Why it matters: According to a newly released Advice Memorandum from the National Labor Relations Board’s Office of the General Counsel, employers may require their employees to post disclaimers on social media to state their views are their own and not those of their employer. The issue arose in a case involving a challenge to several provisions of an employer’s social media policy, including the requirement that an employee post, “The views expressed on this website/blog are mine alone and do not necessarily reflect the views of my employer.” In a memo prepared in 2012 but just released in September, a member of the Division of Advice recognized that the employer had a legitimate interest in protecting itself from unauthorized postings and found that the disclosure requirement was not unlawful.
U.S. Security Associates provides security services nationwide, employing more than 46,000 workers in 45 states. In October 2010, the company issued a revised employee handbook known as the Security Officer’s Guide, which a New England chapter of the Service Employees Union challenged in the fall of 2011.
The Union argued that several provisions of the Guide violated Section 8(a)(1) of the National Labor Relations Act (NLRA), including a prohibition on “insignia, emblems, buttons, or items other than those issued or authorized” by U.S. Security Associates, a requirement to act “respectfully” to other employees and clients, a confidentiality policy, a chain-of-command rule outlining the process for problem resolution, and the company’s policy on personal blogging and social networking.
Rule 4.21 stated that while U.S. Security Associates “respects the right of employees to use personal websites, social networking websites, multi-media sites, wikis, texting sites, and blogs” during nonworking times, the company wanted to make clear that such activity is an employee’s personal expression.
The policy “has been developed for employees who maintain personal blogs, access social networking web sites or wikis, or engage in texting that contain[s] any references or postings about [U.S. Security’s] business, products, services, or employees,” according to the Guide. “Any [U.S. Security] employee engaged in communication on or through the above-mentioned means is personally responsible for his or her posts and should understand that what is posted is track-able, traceable and permanent.”
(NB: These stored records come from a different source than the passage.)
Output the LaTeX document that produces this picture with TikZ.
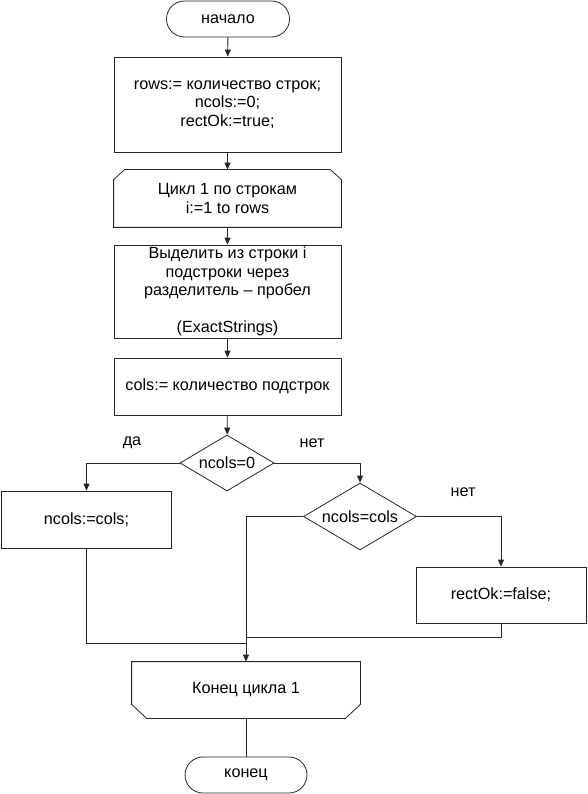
\documentclass[tikz,border=0pt]{standalone}
\usepackage{fontspec}
\setmainfont{Liberation Sans}
\usetikzlibrary{arrows.meta,shapes.geometric,calc}
\begin{document}
\begin{tikzpicture}[x=1pt,y=-1pt,
  every node/.style={font=\fontsize{16.2pt}{18.5pt}\selectfont, inner sep=0pt, align=center},
  ln/.style={draw=black!85, line width=0.8pt},
  arr/.style={ln, -{Triangle[length=7pt,width=6pt]}},
  procbox/.style={ln, rectangle, draw, minimum width=227pt, minimum height=57pt},
  termbox/.style={ln, rectangle, draw, rounded corners=18pt, minimum width=123pt, minimum height=36pt},
  decis/.style={ln, diamond, draw, aspect=1.68},
  lbl/.style={}
]
\useasboundingbox (0,0) rectangle (587,794);

\node[termbox] (start) at (228,19) {начало};
\node[procbox, minimum height=95pt] (init) at (227.5,104.5) {rows:= количество строк;\\ncols:=0;\\rectOk:=true;};
\node[procbox, draw=none] (loop) at (227.5,198.5) {Цикл 1 по строкам\\i:=1 to rows};
\draw[ln] (loop.south west) -- ([yshift=-10pt]loop.north west) -- ([xshift=11pt]loop.north west)
  -- ([xshift=-11pt]loop.north east) -- ([yshift=-10pt]loop.north east) -- (loop.south east) -- cycle;
\node[procbox, minimum height=93pt] (split) at (227.5,291.5) {Выделить из строки i\\подстроки через\\разделитель – пробел\\\\(ExactStrings)};
\node[procbox] (cols) at (227.5,386.5) {cols:= количество подстрок};
\node[decis, minimum width=94pt, minimum height=56pt] (d1) at (227,463) {ncols=0};
\node[ln, rectangle, draw, minimum width=170pt, minimum height=57pt] (setn) at (86.5,519.5) {ncols:=cols;};
\node[decis, minimum width=113pt, minimum height=67pt, aspect=1.7] (d2) at (360,516.5) {ncols=cols};
\node[ln, rectangle, draw, minimum width=170pt, minimum height=56pt] (rok) at (501,595) {rectOk:=false;};
\node[procbox, draw=none, minimum width=228pt, minimum height=56pt] (lend) at (246,690) {Конец цикла 1};
\draw[ln] (lend.north west) -- ([yshift=14pt]lend.south west) -- ([xshift=15pt]lend.south west)
  -- ([xshift=-15pt]lend.south east) -- ([yshift=14pt]lend.south east) -- (lend.north east) -- cycle;
\node[termbox, minimum width=122pt] (fin) at (246,775) {конец};

\node[lbl] (yes) at (132,443) {да};
\node[lbl] (no1) at (312,443) {нет};
\node[lbl] (no2) at (463,492) {нет};

\coordinate (mL) at (246,643);
\coordinate (mR) at (246,637);

\draw[arr] (start) -- (init);
\draw[arr] (init) -- (loop);
\draw[arr] (loop) -- (split);
\draw[arr] (split) -- (cols);
\draw[arr] (cols) -- (d1);
\draw[arr] (d1.west) -| (setn.north);
\draw[arr] (d1.east) -| (d2.north);
\draw[arr] (d2.east) -| (rok.north);
\draw[arr] (d2.west) -| (lend.north);
\draw[ln] (setn.south) |- (mL);
\draw[ln] (rok.south) |- (mR);
\draw[ln] (lend.south) -- (fin.north);
\end{tikzpicture}
\end{document}
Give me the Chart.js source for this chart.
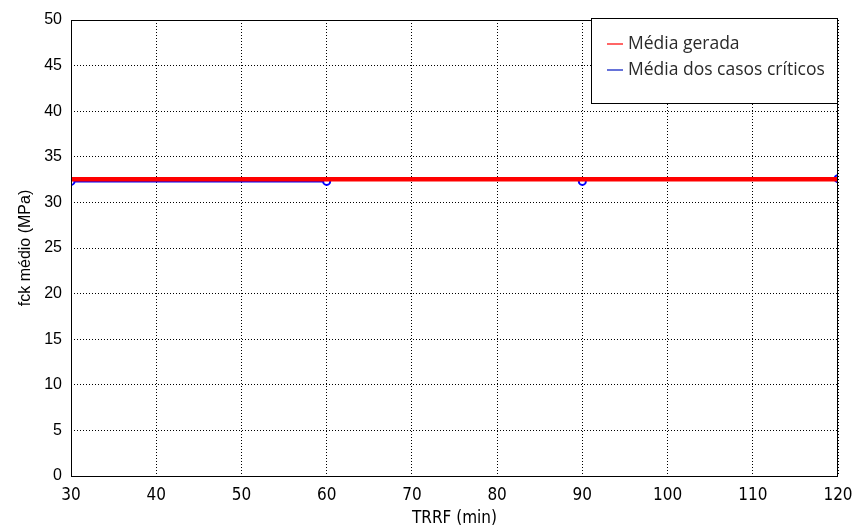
<!DOCTYPE html>
<html>
<head>
<meta charset="utf-8">
<script src="https://cdn.jsdelivr.net/npm/chart.js@4/dist/chart.umd.min.js"></script>
<style>
  html, body { margin: 0; padding: 0; background: #ffffff; }
  #wrap { width: 852px; height: 529px; position: relative; }
</style>
</head>
<body>
<div id="wrap"><canvas id="c" width="852" height="529"></canvas></div>
<script>
// TRRF values (min) and fck averages (MPa)
const trrf = [30, 60, 90, 120];
const mediaGerada = [32.55, 32.55, 32.55, 32.55];
const mediaCriticos = [32.3, 32.3, 32.3, 32.6];
const xTicks = [30, 40, 50, 60, 70, 80, 90, 100, 110, 120];
const yTicks = [0, 5, 10, 15, 20, 25, 30, 35, 40, 45, 50];

const toPoints = (xs, ys) => xs.map((x, i) => ({ x: x, y: ys[i] }));
const narrowFont = '"DejaVu Sans Condensed", "Liberation Sans Narrow", "Liberation Sans", sans-serif';

// Legend box drawn inside the plot area, top right
const boxLegend = {
  id: 'boxLegend',
  afterDraw(chart) {
    const ctx = chart.ctx;
    const area = chart.chartArea;
    const x0 = 591, y0 = 18, x1 = Math.round(area.right), y1 = 104;
    ctx.save();
    ctx.fillStyle = '#ffffff';
    ctx.fillRect(x0, y0, x1 - x0, y1 - y0);
    ctx.strokeStyle = '#000000';
    ctx.lineWidth = 1;
    ctx.strokeRect(x0 + 0.5, y0 + 0.5, x1 - x0 - 1, y1 - y0 - 1);
    const items = chart.data.datasets.slice().reverse();
    ctx.font = '17.5px "Open Sans", "Liberation Sans", sans-serif';
    ctx.textBaseline = 'middle';
    items.forEach((ds, i) => {
      const y = 44 + i * 26;
      ctx.strokeStyle = ds.legendColor;
      ctx.lineWidth = 1.5;
      ctx.beginPath();
      ctx.moveTo(607, y);
      ctx.lineTo(623, y);
      ctx.stroke();
      ctx.fillStyle = '#2a2a2a';
      ctx.fillText(ds.label, 628, y);
    });
    ctx.restore();
  }
};

// Solid frame around the plot area
const frame = {
  id: 'frame',
  afterDatasetsDraw(chart) {
    const ctx = chart.ctx;
    const a = chart.chartArea;
    ctx.save();
    ctx.strokeStyle = '#000000';
    ctx.lineWidth = 1;
    ctx.strokeRect(Math.round(a.left) + 0.5, Math.round(a.top) + 0.5,
                   Math.round(a.right - a.left) - 1, Math.round(a.bottom - a.top));
    ctx.restore();
  }
};

new Chart(document.getElementById('c'), {
  type: 'line',
  data: {
    datasets: [
      {
        label: 'Média dos casos críticos',
        data: toPoints(trrf, mediaCriticos),
        borderColor: '#0000ff',
        legendColor: '#3344cc',
        borderWidth: 2,
        pointRadius: 3.5,
        pointBorderWidth: 2,
        pointBackgroundColor: '#ffffff',
        pointBorderColor: '#0000ff',
        segment: {
          borderColor: c => (c.p0DataIndex >= 1 ? 'rgba(0,0,0,0)' : '#0000ff')
        },
        order: 2
      },
      {
        label: 'Média gerada',
        data: toPoints(trrf, mediaGerada),
        borderColor: '#ff0000',
        legendColor: '#ff3333',
        borderWidth: 4.5,
        pointRadius: 0,
        order: 1
      }
    ]
  },
  options: {
    responsive: false,
    animation: false,
    layout: { padding: { top: 20, right: 14, left: 0, bottom: 0 } },
    plugins: {
      legend: { display: false },
      tooltip: { enabled: false }
    },
    scales: {
      x: {
        type: 'linear',
        min: 30, max: 120,
        afterBuildTicks: s => { s.ticks = xTicks.map(v => ({ value: v })); },
        afterFit: s => { s.height = 53; s.paddingLeft = 0; s.paddingRight = 0; },
        grid: { color: '#000000', lineWidth: 1, drawTicks: false },
        border: { display: false, dash: [1, 2] },
        ticks: {
          color: '#000000',
          padding: 9,
          font: { family: narrowFont, size: 17 }
        },
        title: {
          display: true,
          text: 'TRRF (min)',
          color: '#000000',
          padding: { top: 10, bottom: 0 },
          font: { family: narrowFont, size: 17 }
        }
      },
      y: {
        min: 0, max: 50,
        afterBuildTicks: s => { s.ticks = yTicks.map(v => ({ value: v })); },
        afterFit: s => { s.width = 71; s.paddingTop = 0; s.paddingBottom = 0; },
        grid: { color: '#000000', lineWidth: 1, drawTicks: false },
        border: { display: false, dash: [1, 2] },
        ticks: {
          color: '#000000',
          padding: 9,
          font: { family: '"Liberation Sans", Arial, sans-serif', size: 16 }
        },
        title: {
          display: true,
          text: 'fck médio (MPa)',
          color: '#000000',
          padding: { top: 16, bottom: 0 },
          font: { family: '"Liberation Sans", Arial, sans-serif', size: 16 }
        }
      }
    }
  },
  plugins: [frame, boxLegend]
});
</script>
</body>
</html>
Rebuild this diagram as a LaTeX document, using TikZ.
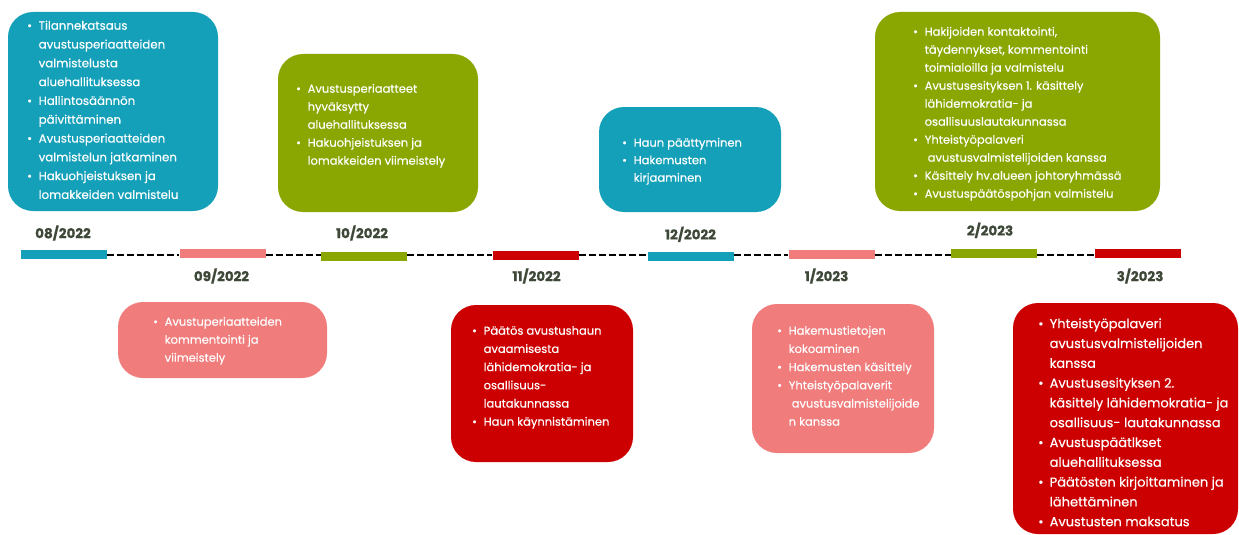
\documentclass[tikz,border=0pt]{standalone}
\usepackage{fontspec}
\setmainfont{Poppins}[UprightFeatures={FakeBold=0.35}, BoldFeatures={FakeBold=0.8}]
\definecolor{cteal}{RGB}{21,160,185}
\definecolor{cgreen}{RGB}{138,166,0}
\definecolor{cpink}{RGB}{240,124,124}
\definecolor{cred}{RGB}{204,0,0}
\definecolor{clabel}{RGB}{62,72,56}
\newcommand{\bul}{\makebox[11.5pt][l]{•}}
\newcommand{\ind}{\hspace*{11.5pt}}
\newcommand{\fst}{\rule{0pt}{12pt}}
\tikzset{
  box/.style={rounded corners=25pt, inner sep=0pt, draw=none, fill=#1},
  bar/.style={minimum width=86pt, minimum height=9pt, inner sep=0pt, fill=#1},
  txt/.style={anchor=north west, inner sep=0pt, align=left, text=white, font=\fontsize{11.5}{18}\selectfont},
  lbl/.style={inner sep=0pt, text=clabel, font=\fontsize{13.5}{14}\selectfont\bfseries},
  tl/.style={draw=black, line width=2pt, dash pattern=on 7pt off 3pt}
}
\begin{document}
\begin{tikzpicture}[x=1pt,y=-1pt]
\useasboundingbox (0,0) rectangle (1239,535);
% boxes
\node[box=cteal, minimum width=210pt, minimum height=199pt] (box1) at (113,111.5) {};
\node[box=cgreen, minimum width=200pt, minimum height=158pt] (box3) at (378,133) {};
\node[box=cteal, minimum width=182pt, minimum height=105pt] (box5) at (690,159.5) {};
\node[box=cgreen, minimum width=285pt, minimum height=199pt] (box7) at (1017.5,111.5) {};
\node[box=cpink, minimum width=209pt, minimum height=76pt] (box2) at (222.5,340) {};
\node[box=cred, minimum width=182pt, minimum height=157pt] (box4) at (542,383.5) {};
\node[box=cpink, minimum width=182pt, minimum height=149pt] (box6) at (843,378.5) {};
\node[box=cred, minimum width=225pt, minimum height=231pt] (box8) at (1125.5,418.5) {};
% texts
\node[txt, font=\fontsize{11.8}{18.8}\selectfont] (t1) at (27,17.5) {\fst\bul Tilannekatsaus\\
\ind avustusperiaatteiden\\ \ind valmistelusta\\ \ind aluehallituksessa\\
\bul Hallintosäännön\\ \ind päivittäminen\\
\bul Avustusperiaatteiden\\ \ind valmistelun jatkaminen\\
\bul Hakuohjeistuksen ja\\ \ind lomakkeiden valmistelu};
\node[txt] (t3) at (296,80.5) {\fst\bul Avustusperiaatteet\\ \ind hyväksytty\\ \ind aluehallituksessa\\
\bul Hakuohjeistuksen ja\\ \ind lomakkeiden viimeistely};
\node[txt, font=\fontsize{11.5}{17.5}\selectfont] (t5) at (622,134.5) {\fst\bul Haun päättyminen\\ \bul Hakemusten\\ \ind kirjaaminen};
\node[txt] (t7) at (913,23.5) {\fst\bul Hakijoiden kontaktointi,\\ \ind täydennykset, kommentointi\\ \ind toimialoilla ja valmistelu\\
\bul Avustusesityksen 1. käsittely\\ \ind lähidemokratia- ja\\ \ind osallisuuslautakunnassa\\
\bul Yhteistyöpalaveri\\ \ind\ avustusvalmistelijoiden kanssa\\
\bul Käsittely hv.alueen johtoryhmässä\\
\bul Avustuspäätöspohjan valmistelu};
\node[txt] (t2) at (153,313.5) {\fst\bul Avustuperiaatteiden\\ \ind kommentointi ja\\ \ind viimeistely};
\node[txt, font=\fontsize{11.5}{18.2}\selectfont] (t4) at (472,322.5) {\fst\bul Päätös avustushaun\\ \ind avaamisesta\\ \ind lähidemokratia- ja\\ \ind osallisuus-\\ \ind lautakunnassa\\
\bul Haun käynnistäminen};
\node[txt, font=\fontsize{11.5}{18.2}\selectfont] (t6) at (777,322.5) {\fst\bul Hakemustietojen\\ \ind kokoaminen\\
\bul Hakemusten käsittely\\
\bul Yhteistyöpalaverit\\ \ind\ avustusvalmistelijoide\\ \ind n kanssa};
\node[txt, font=\fontsize{13}{19.8}\selectfont] (t8) at (1038,315) {\rule{0pt}{13pt}\bul Yhteistyöpalaveri\\ \ind avustusvalmistelijoiden\\ \ind kanssa\\
\bul Avustusesityksen 2.\\ \ind käsittely lähidemokratia- ja\\ \ind osallisuus- lautakunnassa\\
\bul Avustuspäätlkset\\ \ind aluehallituksessa\\
\bul Päätösten kirjoittaminen ja\\ \ind lähettäminen\\
\bul Avustusten maksatus};
% timeline bars
\node[bar=cteal] (b1) at (63.5,254.5) {};
\node[bar=cpink] (b2) at (222.5,253.2) {};
\node[bar=cgreen] (b3) at (364,256.3) {};
\node[bar=cred] (b4) at (535.5,255.5) {};
\node[bar=cteal] (b5) at (690.5,256.3) {};
\node[bar=cpink] (b6) at (831.5,254.7) {};
\node[bar=cgreen] (b7) at (994,253.9) {};
\node[bar=cred] (b8) at (1137.5,253.9) {};
% dashed timeline between bars, at one height
\coordinate (tly) at (0,255.2);
\draw[tl] (b1.east |- tly) -- (b2.west |- tly);
\draw[tl] (b2.east |- tly) -- (b3.west |- tly);
\draw[tl] (b3.east |- tly) -- (b4.west |- tly);
\draw[tl] (b4.east |- tly) -- (b5.west |- tly);
\draw[tl] (b5.east |- tly) -- (b6.west |- tly);
\draw[tl] (b6.east |- tly) -- (b7.west |- tly);
\draw[tl] (b7.east |- tly) -- (b8.west |- tly);
% labels
\node[lbl] (l1) at (63,233) {08/2022};
\node[lbl] (l2) at (221.5,276) {09/2022};
\node[lbl] (l3) at (362,233) {10/2022};
\node[lbl] (l4) at (536.5,276) {11/2022};
\node[lbl] (l5) at (690.5,234.3) {12/2022};
\node[lbl] (l6) at (826.5,276) {1/2023};
\node[lbl] (l7) at (990,230.4) {2/2023};
\node[lbl] (l8) at (1140,276) {3/2023};
\end{tikzpicture}
\end{document}
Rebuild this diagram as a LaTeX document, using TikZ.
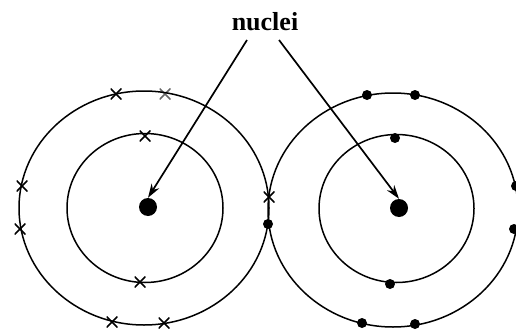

Employees who identify themselves as U.S. Security workers or discuss matters related to the business “may create an impression of speaking on behalf of [U.S. Security],” the company wrote, and must follow the company policy. “Failure to adhere to this policy may result in legal action or discipline up to and including termination of employment,” the Guide warned.
“Employees must make clear that the views expressed by them are their own and do not necessarily represent the views of [U.S. Security]. If you identify yourself anywhere on a web site, blog, or text as an employee of [U.S. Security], make it clear to your readers that the views you express are yours alone and that they do not necessarily reflect the views of the company. To reduce such possible confusion, we require that you put the following notice in a reasonably prominent place on your site: ‘The views expressed on this web site/blog are mine alone and do not necessarily reflect the views of my employer, U.S. Security Associates, Inc.’”
The policy also prohibited the disclosure of “sensitive, proprietary, confidential, or financial information” about the company, its customers, clients, parents, subsidiaries, or affiliates, and required that employees obtain advance written permission from the company before linking to the company website. Employees were also instructed by the Guide to obey the law, express themselves in a “respectful manner,” and refrain from posting anything “obscene, defamatory, profane, discriminatory, libelous, threatening, harassing, abusive, hateful, [or] embarrassing to another person or entity.”
Despite the Union’s challenge, Associate General Counsel Barry J. Kearney found the disclaimer requirement was lawful.
“[T]he employer has a legitimate interest in protecting itself against unauthorized postings purportedly on its behalf and the requirement would not unduly burden employees in the exercise of their Section 7 right to discuss working conditions,” he wrote in the memorandum. “Although one could argue that the disclaimer requirement would be unduly burdensome if it was applicable to text messages, in light of their brevity, the employer’s rule requires the disclaimer only on a ‘site,’ where posting the disclaimer would not be a burden.”
Kearney said the prohibition on disclosing “confidential” and “sensitive” information was unlawfully overbroad, however, because employees could reasonably construe the language to include personnel records, which could interfere with employee discussions about their terms and conditions of employment. The requirement to obtain written approval before linking or referring to U.S. Security’s website also violated the NLRA.
“First, employees will be hindered in exercising their Section 7 rights if, when discussing their work-related concerns and complaints on social media, they cannot refer third parties to the employer’s website to support, and garner support for, their position,” Kearney wrote. “Furthermore, any work rule that requires employees to secure permission from their employer prior to engaging in Section 7 activities is unlawful.”
The section on obeying the law received mixed results. While mandating that employees express themselves in a “respectful manner” did not arouse the NLRB’s concern, the prohibition on posting “embarrassing” material on social media was unlawful. “Employees would reasonably construe this rule to bar them from discussing work-related complaints, particularly those involving their managers,” according to the memo.